Question

Use the given definition to find $$f(A):$$ If $$f$$ is the polynomial function, $$f(x)=a_{0}+a_{1} x+a_{2} x^{2}+\cdots+a_{n} x^{n}$$then for an $$n \times n$$ matrix $$A, f(A)$$ is defined to be$$f(A)=a_{0} I_{n}+a_{1} A+a_{2} A^{2}+\cdots+a_{n} A^{n}$$$$f(x)=x^{2}-3 x+2, \quad A=\left[\begin{array}{rr} 2 & 1 \\ -1 & 0 \end{array}\right]$$

Answer

**step1 Identify the Polynomial Coefficients and Identity Matrix**

First, we need to compare the given polynomial function $$f(x)=x^{2}-3 x+2$$ with the general form $$f(x)=a_{0}+a_{1} x+a_{2} x^{2}+\cdots+a_{n} x^{n}$$ to identify the coefficients $$a_0$$, $$a_1$$, and $$a_2$$. Also, determine the size of the identity matrix based on the size of matrix $$A$$. Matrix $$A$$ is a $$2 \times 2$$ matrix, so $$n=2$$, and the identity matrix $$I_2$$ will be used.

$$f(x) = x^2 - 3x + 2$$

Comparing this to the general form, we find:

$$a_0 = 2$$

$$a_1 = -3$$

$$a_2 = 1$$

The identity matrix for a $$2 \times 2$$ matrix is:

$$I_2 = \left[\begin{array}{rr} 1 & 0 \\ 0 & 1 \end{array}\right]$$

**step2 Substitute into the Definition of $$f(A)$$**

Now, substitute the identified coefficients and the matrix $$A$$ into the definition of $$f(A)$$. The definition states: $$f(A)=a_{0} I_{n}+a_{1} A+a_{2} A^{2}+\cdots+a_{n} A^{n}$$. For our problem, this becomes:

$$f(A) = a_0 I_2 + a_1 A + a_2 A^2$$

Substitute the values of $$a_0$$, $$a_1$$, and $$a_2$$:

$$f(A) = 2 I_2 + (-3)A + 1 A^2$$

$$f(A) = 2 I_2 - 3A + A^2$$

**step3 Calculate $$A^2$$**

To find $$f(A)$$, we first need to calculate $$A^2$$, which is $$A \times A$$.

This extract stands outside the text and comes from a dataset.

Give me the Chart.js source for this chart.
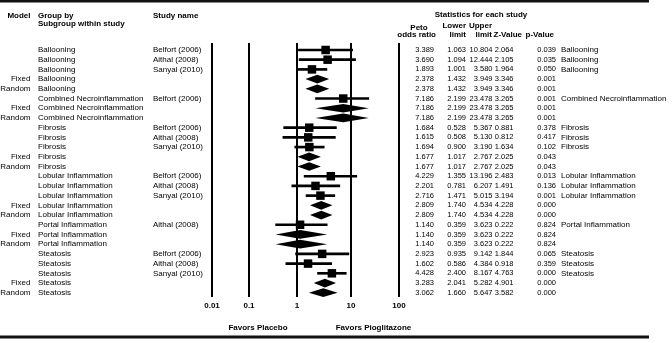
<!DOCTYPE html>
<html>
<head>
<meta charset="utf-8">
<script src="https://cdn.jsdelivr.net/npm/chart.js@4/dist/chart.umd.min.js"></script>
<style>
  html, body { margin: 0; padding: 0; background: #fff; }
  #wrap { width: 672px; height: 343px; position: relative; }
</style>
</head>
<body>
<div id="wrap"><canvas id="forest"></canvas></div>
<script>
const models = ["", "", "", "Fixed", "Random",
    "", "Fixed", "Random",
    "", "", "", "Fixed", "Random",
    "", "", "", "Fixed", "Random",
    "", "Fixed", "Random",
    "", "", "", "Fixed", "Random"];

const groups = ["Ballooning", "Ballooning", "Ballooning", "Ballooning", "Ballooning",
    "Combined Necroinflammation", "Combined Necroinflammation", "Combined Necroinflammation",
    "Fibrosis", "Fibrosis", "Fibrosis", "Fibrosis", "Fibrosis",
    "Lobular Inflammation", "Lobular Inflammation", "Lobular Inflammation", "Lobular Inflammation", "Lobular Inflammation",
    "Portal Inflammation", "Portal Inflammation", "Portal Inflammation",
    "Steatosis", "Steatosis", "Steatosis", "Steatosis", "Steatosis"];

const studies = ["Belfort (2006)", "Aithal (2008)", "Sanyal (2010)", "", "",
    "Belfort (2006)", "", "",
    "Belfort (2006)", "Aithal (2008)", "Sanyal (2010)", "", "",
    "Belfort (2006)", "Aithal (2008)", "Sanyal (2010)", "", "",
    "Aithal (2008)", "", "",
    "Belfort (2006)", "Aithal (2008)", "Sanyal (2010)", "", ""];

const oddsRatio = [3.389, 3.690, 1.893, 2.378, 2.378,
    7.186, 7.186, 7.186,
    1.684, 1.615, 1.694, 1.677, 1.677,
    4.229, 2.201, 2.716, 2.809, 2.809,
    1.140, 1.140, 1.140,
    2.923, 1.602, 4.428, 3.283, 3.062];

const lowerLimit = [1.063, 1.094, 1.001, 1.432, 1.432,
    2.199, 2.199, 2.199,
    0.528, 0.508, 0.900, 1.017, 1.017,
    1.355, 0.781, 1.471, 1.740, 1.740,
    0.359, 0.359, 0.359,
    0.935, 0.586, 2.400, 2.041, 1.660];

const upperLimit = [10.804, 12.444, 3.580, 3.949, 3.949,
    23.478, 23.478, 23.478,
    5.367, 5.130, 3.190, 2.767, 2.767,
    13.196, 6.207, 5.015, 4.534, 4.534,
    3.623, 3.623, 3.623,
    9.142, 4.384, 8.167, 5.282, 5.647];

const zValue = [2.064, 2.105, 1.964, 3.346, 3.346,
    3.265, 3.265, 3.265,
    0.881, 0.812, 1.634, 2.025, 2.025,
    2.483, 1.491, 3.194, 4.228, 4.228,
    0.222, 0.222, 0.222,
    1.844, 0.918, 4.763, 4.901, 3.582];

const pValue = [0.039, 0.035, 0.050, 0.001, 0.001,
    0.001, 0.001, 0.001,
    0.378, 0.417, 0.102, 0.043, 0.043,
    0.013, 0.136, 0.001, 0.000, 0.000,
    0.824, 0.824, 0.824,
    0.065, 0.359, 0.000, 0.000, 0.000];

const tickValues = [0.01, 0.1, 1, 10, 100];
const tickLabels = ["0.01", "0.1", "1", "10", "100"];

const FONT = "'Liberation Sans', Arial, sans-serif";
const rows = oddsRatio.map((_, i) => i);
const studyRows = rows.filter(i => models[i] === "");
const summaryRows = rows.filter(i => models[i] !== "");

// relative width of each decade on the axis (0.01-0.1, 0.1-1, 1-10, 10-100)
const decadeWeights = [37, 48, 54, 48];

class DecadeScale extends Chart.LogarithmicScale {
    buildTicks() {
        this.start = this.min;
        this.end = this.max;
        return tickValues.map(v => ({ value: v }));
    }
    getPixelForValue(value) {
        if (value === null || value === undefined || isNaN(value)) return NaN;
        const total = decadeWeights.reduce((a, b) => a + b, 0);
        let pos = Math.log10(value) - Math.log10(tickValues[0]);
        let acc = 0;
        let i = 0;
        while (i < decadeWeights.length - 1 && pos > 1) {
            acc += decadeWeights[i];
            pos -= 1;
            i++;
        }
        return this.getPixelForDecimal((acc + pos * decadeWeights[i]) / total);
    }
    getValueForPixel(pixel) {
        const total = decadeWeights.reduce((a, b) => a + b, 0);
        let d = this.getDecimalForPixel(pixel) * total;
        let i = 0;
        while (i < decadeWeights.length - 1 && d > decadeWeights[i]) {
            d -= decadeWeights[i];
            i++;
        }
        return tickValues[0] * Math.pow(10, i + d / decadeWeights[i]);
    }
}
DecadeScale.id = "decade";
DecadeScale.defaults = Chart.LogarithmicScale.defaults;
Chart.register(DecadeScale);

// summary estimates drawn as diamonds
const diamondPlugin = {
    id: "diamonds",
    afterDatasetsDraw(chart) {
        const { ctx, scales: { x, y } } = chart;
        ctx.save();
        ctx.fillStyle = "#000";
        summaryRows.forEach(i => {
            const yc = y.getPixelForValue(i);
            const h = Math.abs(y.getPixelForValue(i + 0.45) - yc);
            ctx.beginPath();
            ctx.moveTo(x.getPixelForValue(lowerLimit[i]), yc);
            ctx.lineTo(x.getPixelForValue(oddsRatio[i]), yc - h);
            ctx.lineTo(x.getPixelForValue(upperLimit[i]), yc);
            ctx.lineTo(x.getPixelForValue(oddsRatio[i]), yc + h);
            ctx.closePath();
            ctx.fill();
        });
        ctx.restore();
    }
};

// table columns, headers and rules around the plot
const tablePlugin = {
    id: "table",
    afterDraw(chart) {
        const { ctx, scales: { y } } = chart;
        ctx.save();
        ctx.fillStyle = "#000";
        ctx.textBaseline = "middle";

        const txt = (s, px, py, align, bold, size) => {
            ctx.font = `${bold ? "bold " : ""}${size || 8}px ${FONT}`;
            ctx.textAlign = align;
            ctx.fillText(s, px, py);
        };

        // headers
        txt("Model", 30.5, 15.5, "right", true);
        txt("Group by", 38, 15.5, "left", true);
        txt("Subgroup within study", 38, 24, "left", true);
        txt("Study name", 153, 15.5, "left", true);
        txt("Statistics for each study", 481, 15, "center", true);
        txt("Peto", 419, 27.5, "center", true);
        txt("Lower", 466, 25.5, "right", true);
        txt("Upper", 492, 25.5, "right", true);
        txt("odds ratio", 436, 34.5, "right", true);
        txt("limit", 466, 34.5, "right", true);
        txt("limit", 492, 34.5, "right", true);
        txt("Z-Value", 522, 34.5, "right", true);
        txt("p-Value", 554, 34.5, "right", true);

        const colRight = [434, 466, 492.5, 513.5, 556];
        rows.forEach(i => {
            const py = y.getPixelForValue(i);
            if (models[i]) txt(models[i], 30.5, py, "right", false);
            txt(groups[i], 38, py, "left", false);
            if (studies[i]) txt(studies[i], 153, py, "left", false);
            [oddsRatio[i], lowerLimit[i], upperLimit[i], zValue[i], pValue[i]].forEach((v, c) => {
                txt(v.toFixed(3), colRight[c], py, "right", false, 7.5);
            });
            if (models[i] === "") txt(groups[i], 561, py, "left", false);
        });

        txt("Favors Placebo", 258, 328, "center", true);
        txt("Favors Pioglitazone", 373.5, 328, "center", true);

        ctx.fillStyle = "#111";
        ctx.fillRect(0, 0, 649, 2.5);
        ctx.fillRect(0, 335.5, 649, 3);
        ctx.restore();
    }
};

new Chart(document.getElementById("forest"), {
    type: "bar",
    data: {
        datasets: [
            {
                type: "bar",
                data: studyRows.map(i => ({ y: i, x: [lowerLimit[i], upperLimit[i]] })),
                backgroundColor: "#000",
                borderWidth: 0,
                barThickness: 2
            },
            {
                type: "scatter",
                data: studyRows.map(i => ({ x: oddsRatio[i], y: i })),
                pointStyle: "rect",
                pointRadius: 6,
                backgroundColor: "#000",
                borderWidth: 0
            }
        ]
    },
    options: {
        indexAxis: "y",
        responsive: true,
        maintainAspectRatio: false,
        animation: false,
        layout: { padding: { left: 212, right: 273, top: 43, bottom: 28.4 } },
        plugins: { legend: { display: false }, tooltip: { enabled: false } },
        scales: {
            x: {
                type: "decade",
                min: 0.01,
                max: 100,
                offset: false,
                border: { display: false },
                grid: { offset: false, color: "#000", lineWidth: 2, drawTicks: false },
                ticks: {
                    autoSkip: false,
                    maxRotation: 0,
                    padding: 4,
                    color: "#000",
                    font: { family: FONT, size: 8, weight: "bold" },
                    callback: (v, i) => tickLabels[i]
                }
            },
            y: {
                type: "linear",
                reverse: true,
                min: -0.72,
                max: 25.44,
                offset: false,
                display: false
            }
        }
    },
    plugins: [diamondPlugin, tablePlugin]
});
</script>
</body>
</html>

$$A^2 = A \times A = \left[\begin{array}{rr} 2 & 1 \\ -1 & 0 \end{array}\right] \times \left[\begin{array}{rr} 2 & 1 \\ -1 & 0 \end{array}\right]$$

To perform matrix multiplication, multiply the rows of the first matrix by the columns of the second matrix:

$$A^2 = \left[\begin{array}{ll} (2)(2) + (1)(-1) & (2)(1) + (1)(0) \\ (-1)(2) + (0)(-1) & (-1)(1) + (0)(0) \end{array}\right]$$

Perform the multiplications and additions for each element:

$$A^2 = \left[\begin{array}{ll} 4 - 1 & 2 + 0 \\ -2 + 0 & -1 + 0 \end{array}\right]$$

$$A^2 = \left[\begin{array}{rr} 3 & 2 \\ -2 & -1 \end{array}\right]$$

**step4 Perform Scalar Multiplication**

Next, calculate the scalar multiples of the identity matrix and matrix $$A$$.

Calculate $$2 I_2$$:

$$2 I_2 = 2 \left[\begin{array}{rr} 1 & 0 \\ 0 & 1 \end{array}\right] = \left[\begin{array}{rr} 2 \times 1 & 2 \times 0 \\ 2 \times 0 & 2 \times 1 \end{array}\right] = \left[\begin{array}{rr} 2 & 0 \\ 0 & 2 \end{array}\right]$$

Calculate $$3 A$$:

$$3 A = 3 \left[\begin{array}{rr} 2 & 1 \\ -1 & 0 \end{array}\right] = \left[\begin{array}{rr} 3 \times 2 & 3 \times 1 \\ 3 \times (-1) & 3 \times 0 \end{array}\right] = \left[\begin{array}{rr} 6 & 3 \\ -3 & 0 \end{array}\right]$$

**step5 Perform Matrix Addition and Subtraction**

Finally, substitute the calculated matrices back into the expression for $$f(A)$$ and perform the matrix addition and subtraction.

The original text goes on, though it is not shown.